[Records with drawing code]
* start *

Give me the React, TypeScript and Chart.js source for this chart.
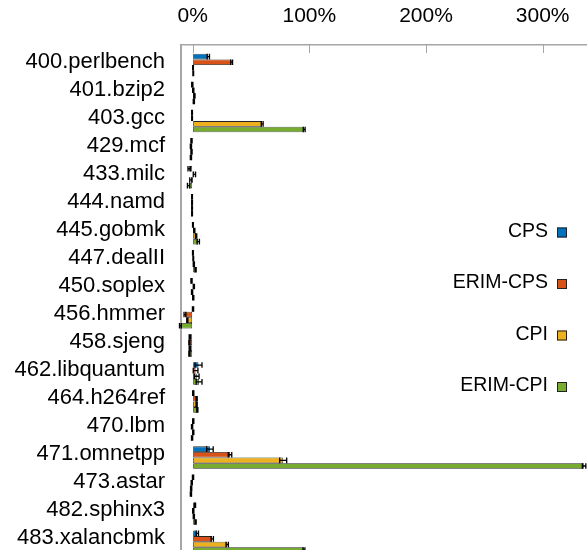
import React, { useEffect, useRef } from 'react';
import { Chart, registerables } from 'chart.js';

Chart.register(...registerables);

const categories = [
  '400.perlbench', '401.bzip2', '403.gcc', '429.mcf', '433.milc', '444.namd',
  '445.gobmk', '447.dealII', '450.soplex', '456.hmmer', '458.sjeng',
  '462.libquantum', '464.h264ref', '470.lbm', '471.omnetpp', '473.astar',
  '482.sphinx3', '483.xalancbmk',
];
const seriesLabels = ['CPS', 'ERIM-CPS', 'CPI', 'ERIM-CPI'];
const seriesColors = ['#0072BD', '#D95319', '#EDB120', '#77AC30'];

// percent overhead values
const cps = [13.4, -0.3, -0.5, -1.0, -3.0, -0.5, 0.2, 0.2, -1.0, 0.3, -2.5, 5.0, 0.5, 0.5, 14.8, 0.3, 2.0, 4.0];
const erimCps = [33.4, 0.5, -0.5, -1.5, 1.5, -0.5, 1.4, 0.5, 1.0, -6.6, -2.8, 2.5, 3.4, -0.5, 32.0, -0.8, 0.5, 16.8];
const cpi = [0.3, 1.5, 59.6, -1.0, -1.5, -0.5, 3.0, 1.0, -0.5, -4.6, -2.5, 3.5, 3.4, 0.5, 77.6, -1.3, 1.0, 29.6];
const erimCpi = [0.5, 1.0, 95.6, -1.5, -3.5, -0.5, 4.8, 2.5, 0.5, -10.5, -2.8, 5.5, 4.0, -0.5, 335.5, -1.5, 2.5, 95.4];

// error bar half-widths (percent)
const cpsErr = [1.0, 0.5, 0.3, 0.5, 1.0, 0.3, 0.3, 0.3, 0.5, 0.5, 0.5, 3.0, 0.5, 0.5, 2.8, 0.5, 0.5, 1.0];
const erimCpsErr = [0.8, 0.5, 0.3, 0.5, 1.0, 0.3, 0.5, 0.3, 0.5, 0.8, 0.5, 2.0, 0.5, 0.5, 1.5, 0.5, 0.5, 1.0];
const cpiErr = [0.3, 0.5, 0.8, 0.5, 1.0, 0.3, 0.5, 0.5, 0.5, 0.5, 0.5, 2.0, 0.5, 0.5, 3.0, 0.5, 0.5, 1.0];
const erimCpiErr = [0.3, 0.5, 0.8, 0.5, 1.0, 0.3, 1.0, 0.5, 0.5, 0.8, 0.5, 2.5, 0.5, 0.5, 1.5, 0.5, 0.5, 0.8];

const xTicks = [0, 100, 200, 300];

const FONT = "'Liberation Sans', Arial, Helvetica, sans-serif";

export default function App() {
  const ref = useRef<HTMLCanvasElement>(null);

  useEffect(() => {
    if (!ref.current) return;
    const values = [cps, erimCps, cpi, erimCpi];
    const errors = [cpsErr, erimCpsErr, cpiErr, erimCpiErr];

    const errorBars = {
      id: 'errorBars',
      afterDatasetsDraw(chart: any) {
        const ctx = chart.ctx;
        const xs = chart.scales.x;
        ctx.save();
        ctx.strokeStyle = '#000';
        ctx.lineWidth = 1.3;
        chart.data.datasets.forEach((_ds: any, i: number) => {
          const meta = chart.getDatasetMeta(i);
          meta.data.forEach((bar: any, j: number) => {
            const v = values[i][j];
            const e = errors[i][j];
            const x1 = xs.getPixelForValue(v - e);
            const x2 = xs.getPixelForValue(v + e);
            const y = bar.y;
            const h = bar.height * 0.5;
            ctx.beginPath();
            ctx.moveTo(x1, y);
            ctx.lineTo(x2, y);
            ctx.moveTo(x1, y - h);
            ctx.lineTo(x1, y + h);
            ctx.moveTo(x2, y - h);
            ctx.lineTo(x2, y + h);
            ctx.stroke();
          });
        });
        ctx.restore();
      },
    };

    const innerTicks = {
      id: 'innerTicks',
      afterDraw(chart: any) {
        const ctx = chart.ctx;
        const xs = chart.scales.x;
        const top = chart.chartArea.top;
        ctx.save();
        ctx.strokeStyle = '#a6a6a6';
        ctx.lineWidth = 1;
        xs.ticks.forEach((t: any) => {
          const px = Math.round(xs.getPixelForValue(t.value)) + 0.5;
          ctx.beginPath();
          ctx.moveTo(px, top);
          ctx.lineTo(px, top + 8);
          ctx.stroke();
        });
        ctx.restore();
      },
    };

    const sideLegend = {
      id: 'sideLegend',
      afterDraw(chart: any) {
        const ctx = chart.ctx;
        const { right, top } = chart.chartArea;
        ctx.save();
        ctx.font = `19.5px ${FONT}`;
        ctx.textAlign = 'right';
        ctx.textBaseline = 'middle';
        chart.data.datasets.forEach((ds: any, i: number) => {
          const y = top + 186.5 + i * 51.5;
          ctx.fillStyle = '#000';
          ctx.fillText(ds.label, right - 39, y);
          ctx.fillStyle = ds.backgroundColor;
          ctx.fillRect(right - 30, y - 4, 10, 10);
          ctx.strokeStyle = '#222';
          ctx.lineWidth = 1;
          ctx.strokeRect(right - 29.5, y - 3.5, 9, 9);
        });
        ctx.restore();
      },
    };

    const datasets = seriesLabels.map((label, i) => ({
      label,
      data: values[i].map((v, j) => ({ x: v, y: j })),
      backgroundColor: seriesColors[i],
      borderColor: '#222',
      borderWidth: 0.8,
      borderSkipped: false,
      minBarLength: 1.5,
      clip: false as any,
    }));

    const chart = new Chart(ref.current, {
      type: 'bar',
      data: { datasets: datasets as any },
      options: {
        animation: false,
        responsive: false,
        indexAxis: 'y',
        layout: { padding: 0 },
        datasets: { bar: { categoryPercentage: 0.8, barPercentage: 1.0 } },
        plugins: { legend: { display: false }, tooltip: { enabled: false } },
        scales: {
          x: {
            type: 'linear',
            position: 'top',
            min: -10,
            max: 338,
            offset: false,
            afterBuildTicks: (s: any) => {
              s.ticks = xTicks.map((v) => ({ value: v }));
            },
            afterFit: (s: any) => {
              s.height = 45;
              s.paddingLeft = 0;
              s.paddingRight = 0;
            },
            grid: { drawOnChartArea: false, drawTicks: false },
            border: { display: true, color: '#a6a6a6', width: 1.5 },
            ticks: {
              callback: (v: any) => `${v}%`,
              padding: 16,
              color: '#000',
              font: { size: 21, family: FONT },
              maxRotation: 0,
              autoSkip: false,
            },
          },
          y: {
            type: 'linear',
            reverse: true,
            offset: false,
            min: -0.713,
            max: 17.51,
            afterBuildTicks: (s: any) => {
              s.ticks = categories.map((_c, i) => ({ value: i }));
            },
            afterFit: (s: any) => {
              s.width = 181;
              s.paddingTop = 0;
              s.paddingBottom = 0;
            },
            grid: { drawOnChartArea: false, drawTicks: false, offset: false },
            border: { display: true, color: '#a6a6a6', width: 2 },
            ticks: {
              callback: (v: any) => categories[Math.round(Number(v))] ?? '',
              padding: 16,
              labelOffset: -3.3,
              color: '#000',
              font: { size: 22, family: FONT },
              autoSkip: false,
            },
          },
        },
      } as any,
      plugins: [errorBars, innerTicks, sideLegend],
    });

    return () => chart.destroy();
  }, []);

  return (
    <div style={{ position: 'fixed', left: 0, top: 0, width: 587, height: 556, background: '#fff' }}>
      <canvas ref={ref} width={587} height={556} style={{ display: 'block' }} />
    </div>
  );
}
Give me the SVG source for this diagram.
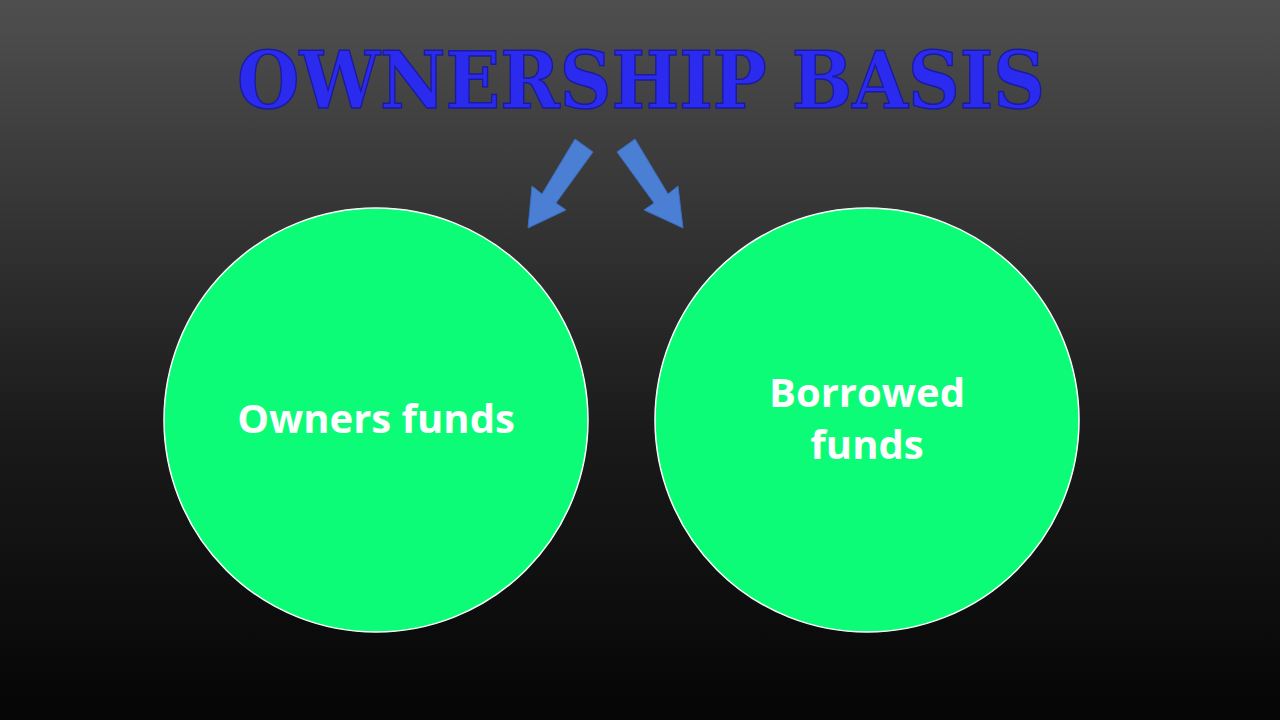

* end *

- [Directions] Transcribe the whole listing exactly. Pictures stay out of your copy.

- [Answer below]
Give me the React, TypeScript and Chart.js source for this chart.
import React, { useEffect, useRef } from 'react';
import { Chart, registerables } from 'chart.js';

Chart.register(...registerables);

const categories = [
  '400.perlbench', '401.bzip2', '403.gcc', '429.mcf', '433.milc', '444.namd',
  '445.gobmk', '447.dealII', '450.soplex', '456.hmmer', '458.sjeng',
  '462.libquantum', '464.h264ref', '470.lbm', '471.omnetpp', '473.astar',
  '482.sphinx3', '483.xalancbmk',
];
const seriesLabels = ['CPS', 'ERIM-CPS', 'CPI', 'ERIM-CPI'];
const seriesColors = ['#0072BD', '#D95319', '#EDB120', '#77AC30'];

// percent overhead values
const cps = [13.4, -0.3, -0.5, -1.0, -3.0, -0.5, 0.2, 0.2, -1.0, 0.3, -2.5, 5.0, 0.5, 0.5, 14.8, 0.3, 2.0, 4.0];
const erimCps = [33.4, 0.5, -0.5, -1.5, 1.5, -0.5, 1.4, 0.5, 1.0, -6.6, -2.8, 2.5, 3.4, -0.5, 32.0, -0.8, 0.5, 16.8];
const cpi = [0.3, 1.5, 59.6, -1.0, -1.5, -0.5, 3.0, 1.0, -0.5, -4.6, -2.5, 3.5, 3.4, 0.5, 77.6, -1.3, 1.0, 29.6];
const erimCpi = [0.5, 1.0, 95.6, -1.5, -3.5, -0.5, 4.8, 2.5, 0.5, -10.5, -2.8, 5.5, 4.0, -0.5, 335.5, -1.5, 2.5, 95.4];

// error bar half-widths (percent)
const cpsErr = [1.0, 0.5, 0.3, 0.5, 1.0, 0.3, 0.3, 0.3, 0.5, 0.5, 0.5, 3.0, 0.5, 0.5, 2.8, 0.5, 0.5, 1.0];
const erimCpsErr = [0.8, 0.5, 0.3, 0.5, 1.0, 0.3, 0.5, 0.3, 0.5, 0.8, 0.5, 2.0, 0.5, 0.5, 1.5, 0.5, 0.5, 1.0];
const cpiErr = [0.3, 0.5, 0.8, 0.5, 1.0, 0.3, 0.5, 0.5, 0.5, 0.5, 0.5, 2.0, 0.5, 0.5, 3.0, 0.5, 0.5, 1.0];
const erimCpiErr = [0.3, 0.5, 0.8, 0.5, 1.0, 0.3, 1.0, 0.5, 0.5, 0.8, 0.5, 2.5, 0.5, 0.5, 1.5, 0.5, 0.5, 0.8];

const xTicks = [0, 100, 200, 300];

const FONT = "'Liberation Sans', Arial, Helvetica, sans-serif";

export default function App() {
  const ref = useRef<HTMLCanvasElement>(null);

  useEffect(() => {
    if (!ref.current) return;
    const values = [cps, erimCps, cpi, erimCpi];
    const errors = [cpsErr, erimCpsErr, cpiErr, erimCpiErr];

    const errorBars = {
      id: 'errorBars',
      afterDatasetsDraw(chart: any) {
        const ctx = chart.ctx;
        const xs = chart.scales.x;
        ctx.save();
        ctx.strokeStyle = '#000';
        ctx.lineWidth = 1.3;
        chart.data.datasets.forEach((_ds: any, i: number) => {
          const meta = chart.getDatasetMeta(i);
          meta.data.forEach((bar: any, j: number) => {
            const v = values[i][j];
            const e = errors[i][j];
            const x1 = xs.getPixelForValue(v - e);
            const x2 = xs.getPixelForValue(v + e);
            const y = bar.y;
            const h = bar.height * 0.5;
            ctx.beginPath();
            ctx.moveTo(x1, y);
            ctx.lineTo(x2, y);
            ctx.moveTo(x1, y - h);
            ctx.lineTo(x1, y + h);
            ctx.moveTo(x2, y - h);
            ctx.lineTo(x2, y + h);
            ctx.stroke();
          });
        });
        ctx.restore();
      },
    };

    const innerTicks = {
      id: 'innerTicks',
      afterDraw(chart: any) {
        const ctx = chart.ctx;
        const xs = chart.scales.x;
        const top = chart.chartArea.top;
        ctx.save();
        ctx.strokeStyle = '#a6a6a6';
        ctx.lineWidth = 1;
        xs.ticks.forEach((t: any) => {
          const px = Math.round(xs.getPixelForValue(t.value)) + 0.5;
          ctx.beginPath();
          ctx.moveTo(px, top);
          ctx.lineTo(px, top + 8);
          ctx.stroke();
        });
        ctx.restore();
      },
    };

    const sideLegend = {
      id: 'sideLegend',
      afterDraw(chart: any) {
        const ctx = chart.ctx;
        const { right, top } = chart.chartArea;
        ctx.save();
        ctx.font = `19.5px ${FONT}`;
        ctx.textAlign = 'right';
        ctx.textBaseline = 'middle';
        chart.data.datasets.forEach((ds: any, i: number) => {
          const y = top + 186.5 + i * 51.5;
          ctx.fillStyle = '#000';
          ctx.fillText(ds.label, right - 39, y);
          ctx.fillStyle = ds.backgroundColor;
          ctx.fillRect(right - 30, y - 4, 10, 10);
          ctx.strokeStyle = '#222';
          ctx.lineWidth = 1;
          ctx.strokeRect(right - 29.5, y - 3.5, 9, 9);
        });
        ctx.restore();
      },
    };

    const datasets = seriesLabels.map((label, i) => ({
      label,
      data: values[i].map((v, j) => ({ x: v, y: j })),
      backgroundColor: seriesColors[i],
      borderColor: '#222',
      borderWidth: 0.8,
      borderSkipped: false,
      minBarLength: 1.5,
      clip: false as any,
    }));

    const chart = new Chart(ref.current, {
      type: 'bar',
      data: { datasets: datasets as any },
      options: {
        animation: false,
        responsive: false,
        indexAxis: 'y',
        layout: { padding: 0 },
        datasets: { bar: { categoryPercentage: 0.8, barPercentage: 1.0 } },
        plugins: { legend: { display: false }, tooltip: { enabled: false } },
        scales: {
          x: {
            type: 'linear',
            position: 'top',
            min: -10,
            max: 338,
            offset: false,
            afterBuildTicks: (s: any) => {
              s.ticks = xTicks.map((v) => ({ value: v }));
            },
            afterFit: (s: any) => {
              s.height = 45;
              s.paddingLeft = 0;
              s.paddingRight = 0;
            },
            grid: { drawOnChartArea: false, drawTicks: false },
            border: { display: true, color: '#a6a6a6', width: 1.5 },
            ticks: {
              callback: (v: any) => `${v}%`,
              padding: 16,
              color: '#000',
              font: { size: 21, family: FONT },
              maxRotation: 0,
              autoSkip: false,
            },
          },
          y: {
            type: 'linear',
            reverse: true,
            offset: false,
            min: -0.713,
            max: 17.51,
            afterBuildTicks: (s: any) => {
              s.ticks = categories.map((_c, i) => ({ value: i }));
            },
            afterFit: (s: any) => {
              s.width = 181;
              s.paddingTop = 0;
              s.paddingBottom = 0;
            },
            grid: { drawOnChartArea: false, drawTicks: false, offset: false },
            border: { display: true, color: '#a6a6a6', width: 2 },
            ticks: {
              callback: (v: any) => categories[Math.round(Number(v))] ?? '',
              padding: 16,
              labelOffset: -3.3,
              color: '#000',
              font: { size: 22, family: FONT },
              autoSkip: false,
            },
          },
        },
      } as any,
      plugins: [errorBars, innerTicks, sideLegend],
    });

    return () => chart.destroy();
  }, []);

  return (
    <div style={{ position: 'fixed', left: 0, top: 0, width: 587, height: 556, background: '#fff' }}>
      <canvas ref={ref} width={587} height={556} style={{ display: 'block' }} />
    </div>
  );
}
Give me the SVG source for this diagram.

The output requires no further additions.